▶
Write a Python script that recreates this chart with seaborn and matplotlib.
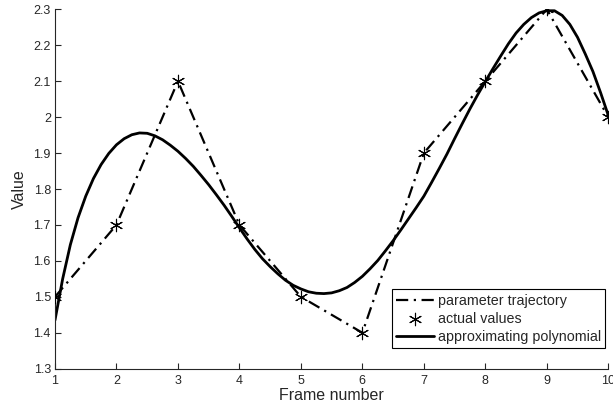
◀
▶
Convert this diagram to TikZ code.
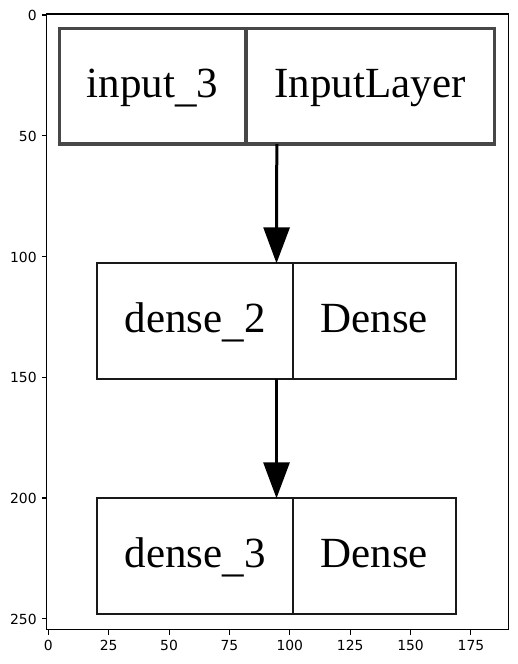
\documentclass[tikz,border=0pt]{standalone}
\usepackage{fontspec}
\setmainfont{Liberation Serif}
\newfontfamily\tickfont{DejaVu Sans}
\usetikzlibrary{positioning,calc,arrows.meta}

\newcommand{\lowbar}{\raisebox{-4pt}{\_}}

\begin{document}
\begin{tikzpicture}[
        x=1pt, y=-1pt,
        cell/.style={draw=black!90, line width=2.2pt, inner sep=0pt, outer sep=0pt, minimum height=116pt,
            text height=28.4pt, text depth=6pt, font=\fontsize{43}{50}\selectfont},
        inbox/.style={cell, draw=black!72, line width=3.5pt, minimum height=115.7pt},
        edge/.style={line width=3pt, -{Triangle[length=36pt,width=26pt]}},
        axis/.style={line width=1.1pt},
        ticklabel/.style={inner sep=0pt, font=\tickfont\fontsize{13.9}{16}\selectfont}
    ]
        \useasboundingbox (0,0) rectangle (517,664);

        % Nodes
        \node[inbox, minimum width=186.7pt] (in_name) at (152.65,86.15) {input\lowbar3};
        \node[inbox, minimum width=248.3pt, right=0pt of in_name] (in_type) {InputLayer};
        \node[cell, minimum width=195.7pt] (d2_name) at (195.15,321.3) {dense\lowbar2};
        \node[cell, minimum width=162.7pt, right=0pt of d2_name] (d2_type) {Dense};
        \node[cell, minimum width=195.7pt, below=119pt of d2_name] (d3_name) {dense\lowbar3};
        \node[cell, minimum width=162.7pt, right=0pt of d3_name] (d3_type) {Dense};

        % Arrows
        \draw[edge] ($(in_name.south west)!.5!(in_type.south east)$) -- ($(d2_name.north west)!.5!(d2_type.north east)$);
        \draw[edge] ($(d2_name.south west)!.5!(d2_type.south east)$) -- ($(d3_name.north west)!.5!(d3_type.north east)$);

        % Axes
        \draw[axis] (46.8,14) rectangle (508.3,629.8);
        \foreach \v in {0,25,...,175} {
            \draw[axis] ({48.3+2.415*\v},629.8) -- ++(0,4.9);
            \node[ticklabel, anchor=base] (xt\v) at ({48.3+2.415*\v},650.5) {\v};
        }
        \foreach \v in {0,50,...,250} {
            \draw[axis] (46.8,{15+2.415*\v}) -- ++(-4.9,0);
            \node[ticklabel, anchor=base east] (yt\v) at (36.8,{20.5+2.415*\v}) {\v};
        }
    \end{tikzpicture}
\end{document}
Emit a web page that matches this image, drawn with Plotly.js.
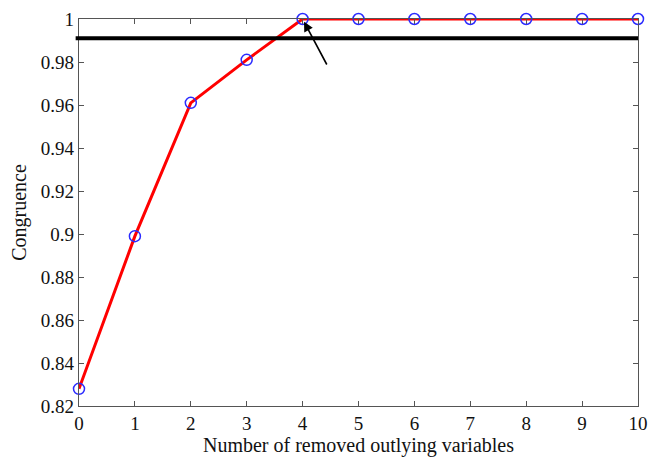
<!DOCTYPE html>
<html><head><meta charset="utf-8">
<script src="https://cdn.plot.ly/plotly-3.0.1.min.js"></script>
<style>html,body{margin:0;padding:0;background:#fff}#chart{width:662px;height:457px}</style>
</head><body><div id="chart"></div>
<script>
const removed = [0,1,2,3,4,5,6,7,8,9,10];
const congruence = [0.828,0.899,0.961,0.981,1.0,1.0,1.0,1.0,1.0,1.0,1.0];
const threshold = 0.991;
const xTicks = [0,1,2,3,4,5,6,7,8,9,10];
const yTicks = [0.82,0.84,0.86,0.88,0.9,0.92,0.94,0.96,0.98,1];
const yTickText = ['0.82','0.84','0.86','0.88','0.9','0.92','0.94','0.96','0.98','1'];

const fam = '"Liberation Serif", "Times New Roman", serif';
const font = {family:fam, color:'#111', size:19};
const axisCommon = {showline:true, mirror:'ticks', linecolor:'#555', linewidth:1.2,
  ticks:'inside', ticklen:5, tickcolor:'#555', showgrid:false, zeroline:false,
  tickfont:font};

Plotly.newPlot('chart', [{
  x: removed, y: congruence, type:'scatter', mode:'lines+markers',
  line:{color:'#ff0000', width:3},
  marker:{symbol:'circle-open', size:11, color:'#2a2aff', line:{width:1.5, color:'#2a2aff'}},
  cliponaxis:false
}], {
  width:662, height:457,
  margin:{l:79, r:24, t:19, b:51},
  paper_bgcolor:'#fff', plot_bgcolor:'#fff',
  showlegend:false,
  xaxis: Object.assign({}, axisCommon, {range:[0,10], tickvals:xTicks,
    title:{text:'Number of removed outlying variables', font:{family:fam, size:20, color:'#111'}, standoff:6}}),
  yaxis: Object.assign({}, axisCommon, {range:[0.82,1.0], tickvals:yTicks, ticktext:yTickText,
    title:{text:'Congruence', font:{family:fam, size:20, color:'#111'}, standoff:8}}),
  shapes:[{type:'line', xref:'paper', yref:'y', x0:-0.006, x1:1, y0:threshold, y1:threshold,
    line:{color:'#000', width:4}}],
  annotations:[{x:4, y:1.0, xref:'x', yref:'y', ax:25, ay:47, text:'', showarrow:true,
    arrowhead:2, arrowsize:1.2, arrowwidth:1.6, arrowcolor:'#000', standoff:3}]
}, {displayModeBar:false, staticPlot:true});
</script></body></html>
◀
» **Exercise objective**
Give back the exact lines above, running from the one that has "Convert this diagram to TikZ code." through the one that has "right=0pt of d3_name]", with nothing added and no pictures.

» **Right answer**
Convert this diagram to TikZ code.
\documentclass[tikz,border=0pt]{standalone}
\usepackage{fontspec}
\setmainfont{Liberation Serif}
\newfontfamily\tickfont{DejaVu Sans}
\usetikzlibrary{positioning,calc,arrows.meta}

\newcommand{\lowbar}{\raisebox{-4pt}{\_}}

\begin{document}
\begin{tikzpicture}[
        x=1pt, y=-1pt,
        cell/.style={draw=black!90, line width=2.2pt, inner sep=0pt, outer sep=0pt, minimum height=116pt,
            text height=28.4pt, text depth=6pt, font=\fontsize{43}{50}\selectfont},
        inbox/.style={cell, draw=black!72, line width=3.5pt, minimum height=115.7pt},
        edge/.style={line width=3pt, -{Triangle[length=36pt,width=26pt]}},
        axis/.style={line width=1.1pt},
        ticklabel/.style={inner sep=0pt, font=\tickfont\fontsize{13.9}{16}\selectfont}
    ]
        \useasboundingbox (0,0) rectangle (517,664);

        % Nodes
        \node[inbox, minimum width=186.7pt] (in_name) at (152.65,86.15) {input\lowbar3};
        \node[inbox, minimum width=248.3pt, right=0pt of in_name] (in_type) {InputLayer};
        \node[cell, minimum width=195.7pt] (d2_name) at (195.15,321.3) {dense\lowbar2};
        \node[cell, minimum width=162.7pt, right=0pt of d2_name] (d2_type) {Dense};
        \node[cell, minimum width=195.7pt, below=119pt of d2_name] (d3_name) {dense\lowbar3};
        \node[cell, minimum width=162.7pt, right=0pt of d3_name] (d3_type) {Dense};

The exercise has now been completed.